Dr. Jerry HembdDirector, Northern Center for Community & Economic Development
Dept. of Business & Economic Development, University of Wisconsin-Superior

What constitutes a “healthy community” from an economic perspective? When I started working in the area of community economic development over 25 years ago, the conventional wisdom was that it all boiled down to jobs and income. A community could measure its economic health in terms of the ability to create jobs and increase household incomes. While the accepted wisdom on how to achieve these aims has changed, the emphasis on job and income growth – or economic growth more generally – has remained. A growing economy, with rising levels of production and consumption, is seen as a healthy economy.

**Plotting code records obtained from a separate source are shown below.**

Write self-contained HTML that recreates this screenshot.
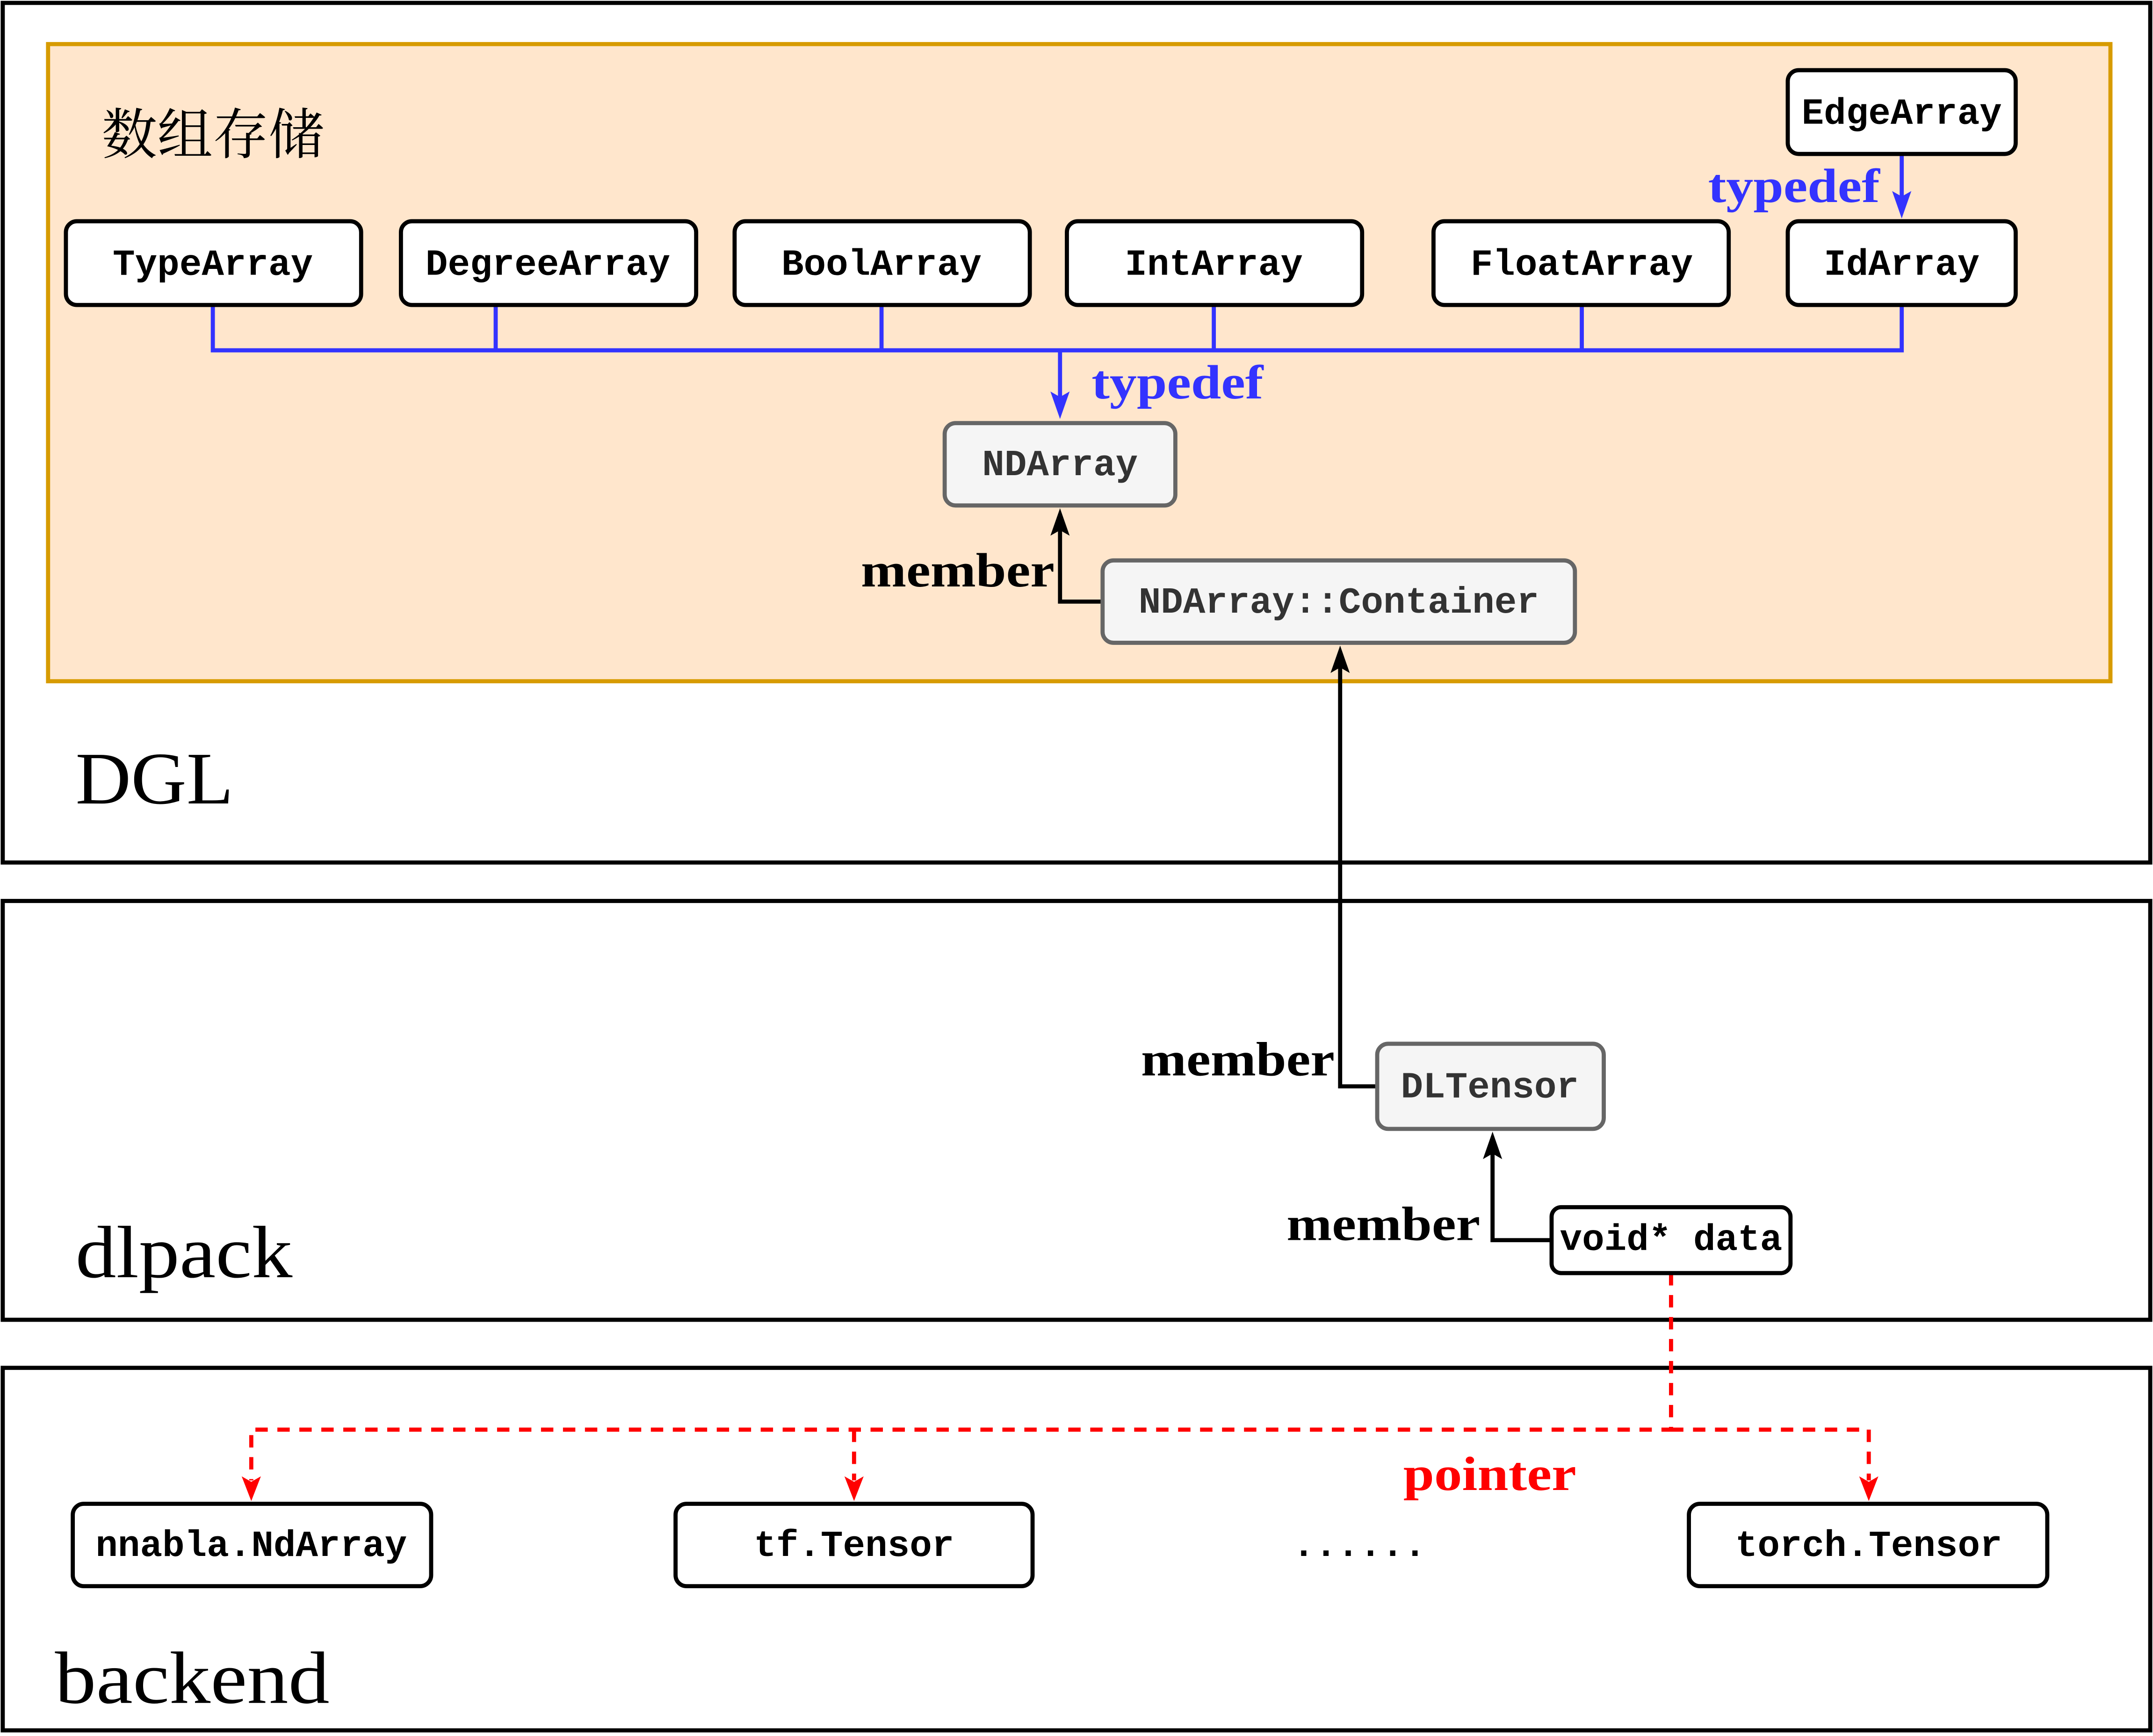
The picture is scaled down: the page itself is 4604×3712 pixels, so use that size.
<!DOCTYPE html>
<html><head><meta charset="utf-8"><style>html,body{margin:0;padding:0;background:#fff}svg{display:block}</style></head>
<body>
<svg width="4604" height="3712" viewBox="0 0 1568 1264" xmlns="http://www.w3.org/2000/svg">
<rect width="1568" height="1264" fill="#fff"/>
<rect x="2" y="2" width="1564" height="626" fill="#fff" stroke="#000" stroke-width="3"/>
<rect x="35" y="32" width="1502" height="464" fill="#ffe6cc" stroke="#d79b00" stroke-width="3"/>
<rect x="2" y="656" width="1564" height="305" fill="#fff" stroke="#000" stroke-width="3"/>
<rect x="2" y="996" width="1564" height="264" fill="#fff" stroke="#000" stroke-width="3"/>
<g font-family="'Liberation Serif','Noto Serif CJK SC',serif">
<text x="74" y="112" font-size="40" textLength="162" lengthAdjust="spacingAndGlyphs">数组存储</text>
<text x="55" y="585" font-size="54" textLength="115" lengthAdjust="spacingAndGlyphs">DGL</text>
<text x="55" y="930" font-size="54" textLength="158" lengthAdjust="spacingAndGlyphs">dlpack</text>
<text x="40" y="1240" font-size="54" textLength="200" lengthAdjust="spacingAndGlyphs">backend</text>
<g font-weight="bold" font-size="35" lengthAdjust="spacingAndGlyphs">
<text x="795" y="290" fill="#3333ff" textLength="125" lengthAdjust="spacingAndGlyphs">typedef</text>
<text x="1244" y="147" fill="#3333ff" textLength="125" lengthAdjust="spacingAndGlyphs">typedef</text>
<text x="627" y="427" textLength="141" lengthAdjust="spacingAndGlyphs">member</text>
<text x="831" y="783" textLength="141" lengthAdjust="spacingAndGlyphs">member</text>
<text x="937" y="903" textLength="141" lengthAdjust="spacingAndGlyphs">member</text>
<text x="1022" y="1085" fill="#ff0000" textLength="126" lengthAdjust="spacingAndGlyphs">pointer</text>
</g>
</g>
<g stroke="#3333ff" stroke-width="3" fill="none">
<path d="M155,222V255H1385V222M361,222V255M642,222V255M884,222V255M1152,222V255"/>
<path d="M772,255V290"/>
<path d="M1385,112V145"/>
</g>
<path d="M765,285 L772,305 L779,285 L772,289z" fill="#3333ff"/>
<path d="M1378,139 L1385,159 L1392,139 L1385,143z" fill="#3333ff"/>
<g stroke="#000" stroke-width="3" fill="none">
<path d="M803,438H772V380"/>
<path d="M1003,791H976V480"/>
<path d="M1130,903H1087V834"/>
</g>
<g fill="#000">
<path d="M765,390 L772,370 L779,390 L772,386z"/>
<path d="M969,490 L976,470 L983,490 L976,486z"/>
<path d="M1080,844 L1087,824 L1094,844 L1087,840z"/>
</g>
<g stroke="#ff0000" stroke-width="3" fill="none" stroke-dasharray="9,7">
<path d="M1217,927V1041H183V1078M622,1041V1078M1217,1041H1361V1078"/>
</g>
<g fill="#ff0000">
<path d="M176,1075 L183,1093 L190,1075 L183,1079z"/>
<path d="M615,1075 L622,1093 L629,1075 L622,1079z"/>
<path d="M1354,1075 L1361,1093 L1368,1075 L1361,1079z"/>
</g>
<g stroke="#000" stroke-width="3" fill="#fff">
<rect x="48" y="161" width="215" height="61" rx="8"/>
<rect x="292" y="161" width="215" height="61" rx="8"/>
<rect x="535" y="161" width="215" height="61" rx="8"/>
<rect x="777" y="161" width="215" height="61" rx="8"/>
<rect x="1044" y="161" width="215" height="61" rx="8"/>
<rect x="1302" y="161" width="166" height="61" rx="8"/>
<rect x="1302" y="51" width="166" height="61" rx="8"/>
<rect x="1130" y="879" width="174" height="48" rx="7"/>
<rect x="53" y="1095" width="261" height="60" rx="8"/>
<rect x="492" y="1095" width="260" height="60" rx="8"/>
<rect x="1230" y="1095" width="261" height="60" rx="8"/>
</g>
<g stroke="#666" stroke-width="3" fill="#f5f5f5">
<rect x="688" y="308" width="168" height="60" rx="8"/>
<rect x="803" y="408" width="344" height="60" rx="8"/>
<rect x="1003" y="760" width="165" height="62" rx="8"/>
</g>
<g font-family="'Liberation Mono',monospace" font-weight="bold" font-size="27" text-anchor="middle">
<text x="155" y="200">TypeArray</text>
<text x="399" y="200">DegreeArray</text>
<text x="642" y="200">BoolArray</text>
<text x="884" y="200">IntArray</text>
<text x="1152" y="200">FloatArray</text>
<text x="1385" y="200">IdArray</text>
<text x="1385" y="90">EdgeArray</text>
<g fill="#333">
<text x="772" y="346">NDArray</text>
<text x="975" y="446">NDArray::Container</text>
<text x="1085" y="799">DLTensor</text>
</g>
<text x="1217" y="910">void* data</text>
<text x="183" y="1133">nnabla.NdArray</text>
<text x="622" y="1133">tf.Tensor</text>
<text x="1361" y="1133">torch.Tensor</text>
<text x="990" y="1133">......</text>
</g>
</svg>
</body></html>
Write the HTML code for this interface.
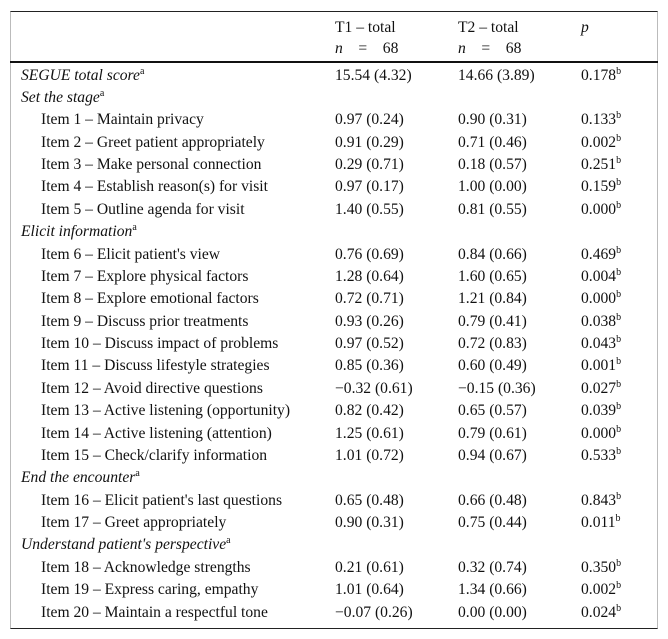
<!DOCTYPE html>
<html><head><meta charset="utf-8"><style>
body{margin:0;width:668px;height:639px;background:#fff;font-family:"Liberation Serif",serif;font-size:15.6px;color:#111;position:relative;overflow:hidden}
.box{position:absolute;left:10px;top:11px;width:646px;height:616px;border:1px solid #bbb;border-top:1px solid #222;border-bottom:1px solid #222}
.thick{position:absolute;left:10px;width:648px;top:61px;height:2px;background:#111}
.r{position:absolute;left:0;width:668px;height:22px;line-height:22px;white-space:nowrap}
.r span{position:absolute}
.c0{left:21px}.ci{left:41px}.c1{left:335px}.c2{left:458px}.c3{left:581px}
sup{font-size:10px;line-height:0;vertical-align:6px}
i{font-style:italic}
</style></head><body>
<div class="box"></div>
<div class="thick"></div>
<div class="r" style="top:17px"><span class="c1">T1 – total</span><span class="c2">T2 – total</span><span class="c3"><i>p</i></span></div>
<div class="r" style="top:38px"><span class="c1"><i>n</i>&nbsp;&nbsp;&nbsp;&nbsp;=&nbsp;&nbsp;&nbsp;&nbsp;68</span><span class="c2"><i>n</i>&nbsp;&nbsp;&nbsp;&nbsp;=&nbsp;&nbsp;&nbsp;&nbsp;68</span></div>
<div id="rows"></div>
<script>
const labels=[["SEGUE total score",1],["Set the stage",1],["Item 1 – Maintain privacy"],["Item 2 – Greet patient appropriately"],["Item 3 – Make personal connection"],["Item 4 – Establish reason(s) for visit"],["Item 5 – Outline agenda for visit"],["Elicit information",1],["Item 6 – Elicit patient's view"],["Item 7 – Explore physical factors"],["Item 8 – Explore emotional factors"],["Item 9 – Discuss prior treatments"],["Item 10 – Discuss impact of problems"],["Item 11 – Discuss lifestyle strategies"],["Item 12 – Avoid directive questions"],["Item 13 – Active listening (opportunity)"],["Item 14 – Active listening (attention)"],["Item 15 – Check/clarify information"],["End the encounter",1],["Item 16 – Elicit patient's last questions"],["Item 17 – Greet appropriately"],["Understand patient's perspective",1],["Item 18 – Acknowledge strengths"],["Item 19 – Express caring, empathy"],["Item 20 – Maintain a respectful tone"]];
const t1=["15.54 (4.32)","","0.97 (0.24)","0.91 (0.29)","0.29 (0.71)","0.97 (0.17)","1.40 (0.55)","","0.76 (0.69)","1.28 (0.64)","0.72 (0.71)","0.93 (0.26)","0.97 (0.52)","0.85 (0.36)","−0.32 (0.61)","0.82 (0.42)","1.25 (0.61)","1.01 (0.72)","","0.65 (0.48)","0.90 (0.31)","","0.21 (0.61)","1.01 (0.64)","−0.07 (0.26)"];
const t2=["14.66 (3.89)","","0.90 (0.31)","0.71 (0.46)","0.18 (0.57)","1.00 (0.00)","0.81 (0.55)","","0.84 (0.66)","1.60 (0.65)","1.21 (0.84)","0.79 (0.41)","0.72 (0.83)","0.60 (0.49)","−0.15 (0.36)","0.65 (0.57)","0.79 (0.61)","0.94 (0.67)","","0.66 (0.48)","0.75 (0.44)","","0.32 (0.74)","1.34 (0.66)","0.00 (0.00)"];
const pv=["0.178","","0.133","0.002","0.251","0.159","0.000","","0.469","0.004","0.000","0.038","0.043","0.001","0.027","0.039","0.000","0.533","","0.843","0.011","","0.350","0.002","0.024"];
const host=document.getElementById('rows');
labels.forEach((l,i)=>{
 const d=document.createElement('div');d.className='r';d.style.top=(64.5+i*22.38)+'px';
 
 
 const lab=l[1]?'<span class="c0"><i>'+l[0]+'</i><sup>a</sup></span>':'<span class="ci">'+l[0]+'</span>';
 d.innerHTML=lab+'<span class="c1">'+t1[i]+'</span><span class="c2">'+t2[i]+'</span><span class="c3">'+(pv[i]?pv[i]+'<sup>b</sup>':'')+'</span>';
 host.appendChild(d);
});
</script>
</body></html>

From the 1950s to the early 1980s, industrial recruitment was the approach of choice. The aim was to attract outside firms that produced something for markets external to the community. This “export base” orientation was believed to generate the greatest job and income “multiplier effects.” Financial incentives and industrial parks were strategies of choice. From the early 1980s to the early 1990s, the emphasis shifted to cost competition. Communities became more interested in retaining and expanding existing businesses as the driver of growth. Tax reductions, deregulation, and industrial consolidation and cost cutting were the prevailing strategies. From the early 1990s to the present, regional competitiveness has been the name of the economic development game. The goal is to promote regional industrial “clusters” through innovation and entrepreneurship. Regional collaboration, an emphasis on distinct regional assets, and the bridging of economic and community development are seen as the keys to success.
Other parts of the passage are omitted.